I have to write a double-entry journal on Lord of the Flies. How would I respond to a quotation containing diction?
Since William Golding's novel is an allegory, the main characters represent types and objects are often symbolic. So, as another suggestion for the double entry journal, you may wish to look in Chapter One and then some later chapters for descriptions of such prominent characters as Ralph, Piggy, Jack, and even Roger, who is by nature sadistic.
In Chapter Four, for instance, there is a short passage, perhaps of interest to you, in which Roger wants to throw a stone, "that preposterous element of time," at the unsuspecting Henry, who plays by the seashore. But, something prevents him from hitting Henry because his arm has been "conditioned by a society in ruins that knew nothing of him."
You may wish to look at the themes and the style of Goldings novel by clicking on the sites below. With these themes in mind, you, then, can find some relevant passages.
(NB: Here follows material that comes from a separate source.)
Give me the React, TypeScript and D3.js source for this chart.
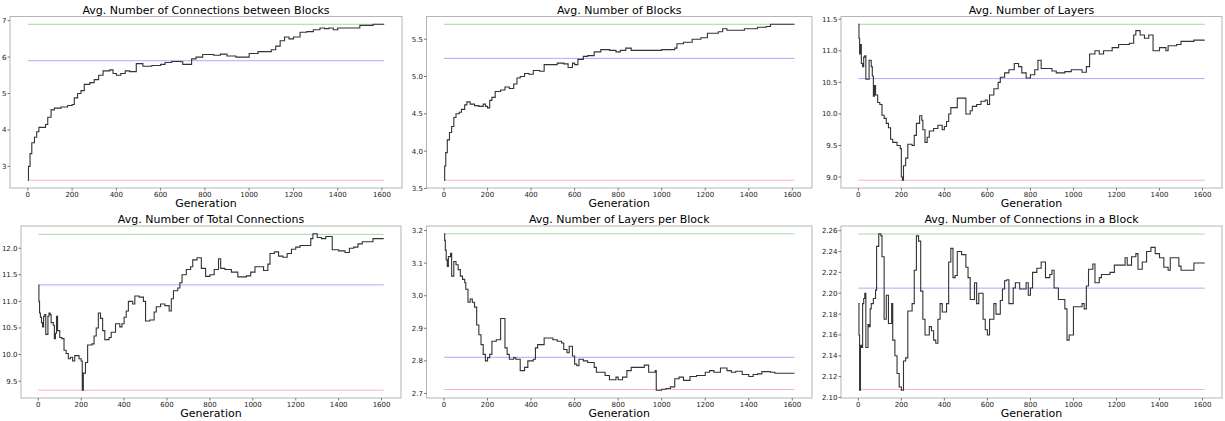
import React from 'react';
import * as d3 from 'd3';

// [generation, value] pairs (step series)
const connBetweenBlocks: [number, number][] = [
  [0, 2.62], [3, 3.0], [10, 3.35], [18, 3.65], [30, 3.8], [40, 3.95], [50, 4.07], [70, 4.07],
  [80, 4.15], [90, 4.35], [105, 4.55], [120, 4.6], [150, 4.63], [180, 4.67], [200, 4.7],
  [210, 4.88], [225, 5.0], [240, 5.08], [255, 5.25], [280, 5.3], [300, 5.38], [320, 5.5],
  [340, 5.62], [370, 5.65], [385, 5.55], [400, 5.5], [420, 5.55], [440, 5.62], [460, 5.6],
  [490, 5.82], [520, 5.75], [560, 5.77], [600, 5.8], [620, 5.85], [650, 5.88], [690, 5.87],
  [700, 5.8], [730, 5.8], [740, 5.95], [760, 6.0], [790, 6.07], [840, 6.05], [870, 6.08],
  [900, 6.03], [940, 6.0], [1000, 6.1], [1040, 6.15], [1080, 6.15], [1100, 6.2], [1120, 6.3],
  [1140, 6.45], [1160, 6.55], [1180, 6.5], [1200, 6.55], [1230, 6.68], [1260, 6.7],
  [1290, 6.75], [1320, 6.8], [1340, 6.78], [1360, 6.8], [1380, 6.75], [1400, 6.8],
  [1480, 6.8], [1500, 6.87], [1560, 6.9], [1610, 6.9],
];

const numBlocks: [number, number][] = [
  [0, 3.61], [3, 3.8], [8, 3.98], [15, 4.15], [25, 4.25], [35, 4.33], [45, 4.45], [55, 4.5],
  [70, 4.52], [80, 4.56], [95, 4.62], [105, 4.66], [120, 4.63], [140, 4.61], [160, 4.6],
  [180, 4.63], [190, 4.6], [200, 4.58], [210, 4.68], [220, 4.72], [235, 4.8], [260, 4.82],
  [280, 4.86], [300, 4.84], [320, 4.9], [335, 4.98], [350, 5.0], [370, 5.04], [390, 5.03],
  [410, 5.08], [440, 5.07], [460, 5.16], [500, 5.16], [520, 5.18], [550, 5.17], [570, 5.12],
  [590, 5.18], [600, 5.16], [615, 5.23], [640, 5.27], [660, 5.28], [690, 5.33], [720, 5.36],
  [760, 5.35], [790, 5.33], [810, 5.35], [835, 5.38], [860, 5.35], [1000, 5.36], [1060, 5.38],
  [1070, 5.44], [1100, 5.46], [1140, 5.5], [1180, 5.52], [1210, 5.58], [1260, 5.6],
  [1280, 5.64], [1300, 5.62], [1380, 5.64], [1440, 5.66], [1480, 5.67], [1500, 5.7], [1610, 5.7],
];

const numLayers: [number, number][] = [
  [0, 11.42], [3, 11.2], [6, 10.95], [10, 11.1], [14, 10.8], [20, 10.75], [25, 10.9],
  [30, 10.92], [35, 10.55], [45, 10.55], [50, 10.85], [60, 10.75], [65, 10.6], [70, 10.28],
  [75, 10.45], [80, 10.3], [90, 10.18], [100, 10.15], [110, 9.98], [120, 9.93], [130, 9.85],
  [140, 9.78], [150, 9.6], [160, 9.55], [180, 9.5], [195, 9.45], [200, 9.0], [205, 8.95],
  [210, 9.18], [220, 9.3], [230, 9.52], [250, 9.5], [260, 9.66], [270, 9.85], [285, 9.97],
  [295, 9.9], [300, 9.75], [310, 9.55], [320, 9.63], [330, 9.73], [350, 9.77], [370, 9.82],
  [390, 9.75], [400, 9.8], [410, 9.88], [420, 10.0], [430, 10.1], [460, 10.25], [490, 10.25],
  [500, 10.0], [520, 10.05], [530, 10.12], [550, 10.15], [570, 10.2], [590, 10.22], [600, 10.15],
  [610, 10.3], [630, 10.4], [650, 10.5], [660, 10.58], [680, 10.65], [700, 10.7], [725, 10.8],
  [745, 10.75], [760, 10.65], [780, 10.57], [800, 10.62], [820, 10.7], [835, 10.85],
  [850, 10.72], [880, 10.72], [900, 10.68], [920, 10.65], [960, 10.67], [990, 10.7],
  [1040, 10.66], [1060, 10.75], [1075, 10.95], [1100, 11.0], [1120, 10.95], [1140, 11.0],
  [1180, 11.05], [1210, 11.1], [1260, 11.12], [1280, 11.25], [1290, 11.32], [1310, 11.25],
  [1330, 11.2], [1350, 11.25], [1370, 11.0], [1400, 11.05], [1430, 11.0], [1440, 11.08],
  [1480, 11.1], [1500, 11.15], [1560, 11.17], [1610, 11.17],
];

const totalConnections: [number, number][] = [
  [0, 11.3], [3, 11.0], [6, 10.78], [10, 10.7], [15, 10.6], [20, 10.52], [25, 10.72],
  [30, 10.75], [35, 10.38], [45, 10.72], [50, 10.78], [55, 10.75], [60, 10.6], [70, 10.55],
  [75, 10.3], [80, 10.4], [85, 10.72], [90, 10.45], [100, 10.32], [110, 10.3], [120, 10.08],
  [130, 10.02], [140, 9.92], [150, 9.95], [160, 9.88], [170, 9.98], [190, 9.92], [200, 9.88],
  [205, 9.33], [210, 9.65], [220, 9.85], [230, 10.18], [250, 10.2], [260, 10.35], [270, 10.5],
  [280, 10.78], [290, 10.68], [300, 10.45], [310, 10.28], [330, 10.32], [340, 10.42],
  [360, 10.58], [380, 10.52], [390, 10.58], [400, 10.7], [410, 10.82], [420, 11.0],
  [440, 10.95], [450, 11.1], [470, 11.08], [490, 11.0], [500, 10.63], [520, 10.65],
  [540, 10.8], [550, 10.9], [570, 10.95], [590, 10.92], [610, 10.82], [620, 11.05],
  [630, 11.2], [650, 11.25], [660, 11.35], [670, 11.5], [690, 11.6], [710, 11.65],
  [720, 11.78], [740, 11.82], [760, 11.62], [780, 11.47], [800, 11.5], [820, 11.6],
  [840, 11.8], [850, 11.62], [870, 11.6], [900, 11.55], [930, 11.46], [970, 11.48],
  [990, 11.55], [1010, 11.65], [1050, 11.58], [1070, 11.7], [1080, 11.9], [1100, 11.93],
  [1120, 11.85], [1140, 11.83], [1160, 11.9], [1180, 11.98], [1200, 12.02], [1220, 12.05],
  [1270, 12.18], [1280, 12.27], [1300, 12.2], [1320, 12.18], [1340, 12.22], [1370, 11.97],
  [1400, 11.95], [1430, 11.92], [1450, 12.0], [1470, 12.02], [1490, 12.08], [1510, 12.12],
  [1560, 12.18], [1610, 12.18],
];

const layersPerBlock: [number, number][] = [
  [0, 3.19], [3, 3.17], [6, 3.14], [10, 3.11], [15, 3.09], [20, 3.12], [30, 3.13], [35, 3.06],
  [45, 3.105], [55, 3.095], [65, 3.08], [75, 3.06], [85, 3.05], [95, 3.04], [100, 3.02],
  [110, 2.98], [120, 2.99], [130, 2.98], [140, 2.965], [150, 2.91], [160, 2.88], [170, 2.85],
  [180, 2.82], [190, 2.8], [200, 2.81], [210, 2.82], [220, 2.86], [240, 2.865], [260, 2.93],
  [280, 2.84], [290, 2.82], [300, 2.805], [320, 2.81], [330, 2.805], [350, 2.77], [370, 2.78],
  [385, 2.8], [410, 2.805], [420, 2.84], [430, 2.85], [460, 2.87], [500, 2.865], [520, 2.86],
  [540, 2.855], [550, 2.835], [565, 2.825], [575, 2.845], [590, 2.815], [600, 2.79],
  [610, 2.785], [620, 2.805], [640, 2.8], [660, 2.795], [690, 2.78], [700, 2.765],
  [740, 2.755], [760, 2.742], [790, 2.75], [800, 2.742], [820, 2.75], [840, 2.77], [860, 2.78],
  [920, 2.787], [940, 2.765], [970, 2.77], [975, 2.71], [1000, 2.713], [1020, 2.715],
  [1040, 2.72], [1060, 2.745], [1080, 2.75], [1100, 2.74], [1130, 2.752], [1160, 2.755],
  [1200, 2.765], [1220, 2.77], [1240, 2.765], [1270, 2.778], [1300, 2.77], [1320, 2.765],
  [1340, 2.768], [1370, 2.758], [1400, 2.752], [1420, 2.758], [1440, 2.76], [1460, 2.767],
  [1500, 2.765], [1520, 2.762], [1610, 2.762],
];

const connInBlock: [number, number][] = [
  [0, 2.19], [3, 2.16], [6, 2.107], [10, 2.15], [15, 2.148], [20, 2.19], [25, 2.195], [30, 2.2],
  [35, 2.148], [45, 2.17], [50, 2.168], [55, 2.185], [60, 2.19], [70, 2.195], [80, 2.203],
  [85, 2.245], [95, 2.257], [105, 2.255], [110, 2.235], [120, 2.175], [130, 2.198],
  [140, 2.171], [155, 2.19], [160, 2.155], [170, 2.14], [180, 2.123], [190, 2.11], [200, 2.107],
  [210, 2.135], [220, 2.138], [230, 2.183], [250, 2.19], [260, 2.222], [270, 2.255],
  [280, 2.25], [290, 2.202], [300, 2.175], [310, 2.16], [330, 2.168], [340, 2.164],
  [350, 2.155], [360, 2.152], [370, 2.175], [380, 2.19], [390, 2.182], [410, 2.19], [420, 2.23],
  [430, 2.243], [440, 2.215], [450, 2.217], [460, 2.24], [480, 2.237], [500, 2.225],
  [510, 2.215], [520, 2.194], [540, 2.21], [550, 2.19], [560, 2.2], [580, 2.175], [590, 2.165],
  [600, 2.16], [610, 2.175], [630, 2.19], [640, 2.18], [660, 2.193], [670, 2.204], [680, 2.212],
  [690, 2.213], [700, 2.19], [720, 2.205], [730, 2.21], [750, 2.204], [780, 2.21], [790, 2.198],
  [800, 2.205], [810, 2.22], [830, 2.224], [850, 2.23], [870, 2.215], [890, 2.218],
  [900, 2.222], [910, 2.205], [930, 2.194], [960, 2.185], [970, 2.155], [980, 2.16],
  [1000, 2.187], [1040, 2.19], [1050, 2.185], [1060, 2.207], [1070, 2.223], [1090, 2.228],
  [1100, 2.21], [1120, 2.215], [1130, 2.218], [1170, 2.22], [1190, 2.227], [1240, 2.234],
  [1250, 2.227], [1270, 2.235], [1290, 2.238], [1300, 2.223], [1320, 2.23], [1340, 2.24],
  [1360, 2.244], [1380, 2.238], [1400, 2.234], [1420, 2.225], [1440, 2.222], [1450, 2.234],
  [1490, 2.226], [1500, 2.222], [1560, 2.229], [1610, 2.229],
];

const titles = [
  'Avg. Number of Connections between Blocks',
  'Avg. Number of Blocks',
  'Avg. Number of Layers',
  'Avg. Number of Total Connections',
  'Avg. Number of Layers per Block',
  'Avg. Number of Connections in a Block',
];
const seriesList = [connBetweenBlocks, numBlocks, numLayers, totalConnections, layersPerBlock, connInBlock];
const maxLines = [6.9, 5.7, 11.42, 12.26, 3.19, 2.2568];
const meanLines = [5.9, 5.243, 10.56, 11.31, 2.811, 2.2049];
const minLines = [2.62, 3.61, 8.95, 9.33, 2.712, 2.1077];
const yTickValues = [
  [3, 4, 5, 6, 7],
  [3.5, 4.0, 4.5, 5.0, 5.5],
  [9.0, 9.5, 10.0, 10.5, 11.0, 11.5],
  [9.5, 10.0, 10.5, 11.0, 11.5, 12.0],
  [2.7, 2.8, 2.9, 3.0, 3.1, 3.2],
  [2.10, 2.12, 2.14, 2.16, 2.18, 2.20, 2.22, 2.24, 2.26],
];
const yTickFormats = ['d', '.1f', '.1f', '.1f', '.1f', '.2f'];
const xTickValues = [0, 200, 400, 600, 800, 1000, 1200, 1400, 1600];
const lastGen = 1610;

// axes box positions
const boxes = [
  { x0: 10, x1: 402, y0: 16.5, y1: 188 },
  { x0: 426.5, x1: 812, y0: 16.5, y1: 188 },
  { x0: 841, x1: 1222, y0: 16.5, y1: 188 },
  { x0: 21, x1: 401, y0: 226, y1: 398 },
  { x0: 426.5, x1: 812, y0: 226, y1: 398 },
  { x0: 841, x1: 1222, y0: 226, y1: 398 },
];

const font = 'DejaVu Sans, sans-serif';

const Panel: React.FC<{ i: number }> = ({ i }) => {
  const b = boxes[i];
  const data = seriesList[i];
  const allVals = [...data.map(d => d[1]), maxLines[i], meanLines[i], minLines[i]];
  const [lo, hi] = d3.extent(allVals) as [number, number];
  const pad = (hi - lo) * 0.05;
  const xPad = lastGen * 0.05;
  const x = d3.scaleLinear().domain([-xPad, lastGen + xPad]).range([b.x0, b.x1]);
  const y = d3.scaleLinear().domain([lo - pad, hi + pad]).range([b.y1, b.y0]);
  const line = d3.line<[number, number]>()
    .x(d => x(d[0]))
    .y(d => y(d[1]))
    .curve(d3.curveStepAfter);
  const fmt = d3.format(yTickFormats[i]);
  const refs: [number, string][] = [
    [maxLines[i], '#a6d9a6'],
    [meanLines[i], '#aaaaff'],
    [minLines[i], '#ffb3b3'],
  ];
  const cx = (b.x0 + b.x1) / 2;
  return (
    <g>
      <text x={cx} y={b.y0 - 3} textAnchor="middle" fontSize={11} fontFamily={font} fill="#000">
        {titles[i]}
      </text>
      {refs.map(([v, c], k) => (
        <line key={k} x1={x(0)} x2={x(lastGen)} y1={y(v)} y2={y(v)} stroke={c} strokeWidth={1} />
      ))}
      <path d={line(data) || ''} fill="none" stroke="#333" strokeWidth={1.1} />
      <rect x={b.x0} y={b.y0} width={b.x1 - b.x0} height={b.y1 - b.y0} fill="none" stroke="#b5b5b5" strokeWidth={1} />
      {xTickValues.map(t => (
        <g key={t}>
          <line x1={x(t)} x2={x(t)} y1={b.y1} y2={b.y1 + 2.5} stroke="#555" strokeWidth={0.8} />
          <text x={x(t)} y={b.y1 + 9} textAnchor="middle" fontSize={7} fontFamily={font} fill="#222">
            {t}
          </text>
        </g>
      ))}
      {yTickValues[i].map(t => (
        <g key={t}>
          <line x1={b.x0 - 2.5} x2={b.x0} y1={y(t)} y2={y(t)} stroke="#555" strokeWidth={0.8} />
          <text x={b.x0 - 3.5} y={y(t) + 2.5} textAnchor="end" fontSize={7} fontFamily={font} fill="#222">
            {fmt(t)}
          </text>
        </g>
      ))}
      <text x={cx} y={b.y1 + 19} textAnchor="middle" fontSize={11} fontFamily={font} fill="#000">
        Generation
      </text>
    </g>
  );
};

export default function App() {
  return (
    <svg width={1225} height={421} style={{ position: 'absolute', left: 0, top: 0, background: '#fff' }}>
      <rect width={1225} height={421} fill="#fff" />
      {titles.map((_, i) => <Panel key={i} i={i} />)}
    </svg>
  );
}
So a double entry journal is essentially two columns on your piece of paper. Draw a line down the middle to note this. On the left side, write your quotes that you choose to analyze. On the right side, write what you think about that quote. It sounds as if your teacher is specifically asking you to analyze diction, which the author's word choice.
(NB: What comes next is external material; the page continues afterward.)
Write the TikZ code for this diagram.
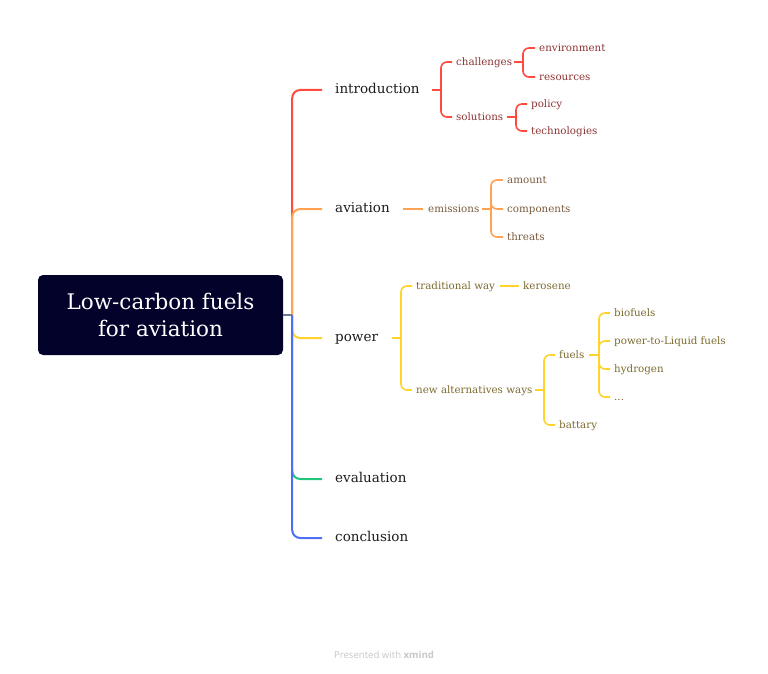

An example of a quote is this: "The creature was a party of boys, marching..." This is what I would write on the left. This is a quote from chapter one.
Now, at enotes, we can't do your work for you. But I have picked out a quote that is short and that you should be able to identify a few words that are used either figuratively or differently than they usually are. Most specifically, I am referring to creature and party. Write what you think he's doing with these words in your response side.